The full title of this pamphlet is as follows:

'Most strange and true report of a monsterous fish, that appeared in the forme of a woman, from her waste upwards: seene in the sea by diuers men of good reputation, on the 17. of February last past 1603 neare Gybnanes poynt, in the parish of Pendine in the countie of Carmarthen' (1604).

This unique pamphlet tells the story of an alleged sighting of a mermaid near Pendine in 1603. The creature was first seen by Thomas Raynold, a yeoman from Pendine, who then summoned others to keep watch for three hours. William Saunders of Pendine later examined Raynold and some of the other witnesses.

Stories of mermaids were fairly common during the fifteenth, sixteenth and seventeenth centuries, and there is even reference to a sighting in the journal of Christopher Columbus (1451-1506) for 9 January 1493. It was believed that mermaids could save sailors from drowning but could also lure ships to their doom. Belief in mermaids, fairies and other mythical creatures persisted in many areas of Britain until the eighteenth century and sometimes even later. Gradually, however, opposition by the Protestant Church, greater levels of literacy, and industrialisation led to a demise of the belief in such creatures, although many stories have survived.

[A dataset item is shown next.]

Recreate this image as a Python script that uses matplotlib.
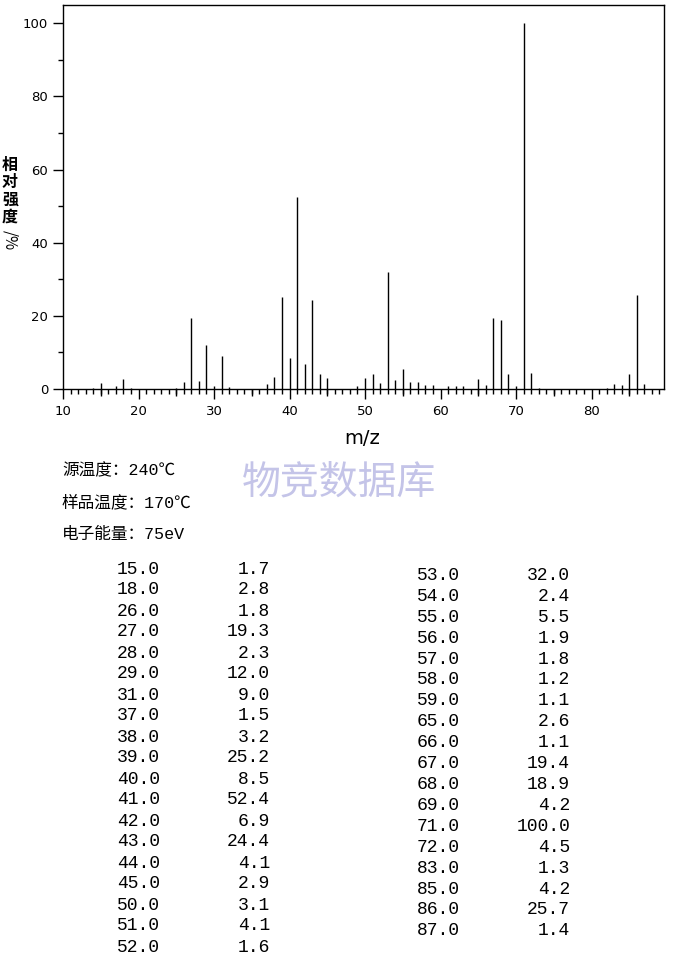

It was the invention of the printing process in the fifteenth century and growing levels of literacy among the general population that spawned the trade of the pamphleteer. These tradesmen often printed their own pamphlets and sold them cheaply in the street for a few pence. The pamphlets were often of a religious or political nature.

The general public also had a thirst for lighter and more entertaining fare and stories of strange creatures, monstrous births, etc. accounted for a significant portion of the pamphlets printed during the sixteenth and seventeenth centuries. Many such stories were printed as ballads which could be sung as a form of entertainment.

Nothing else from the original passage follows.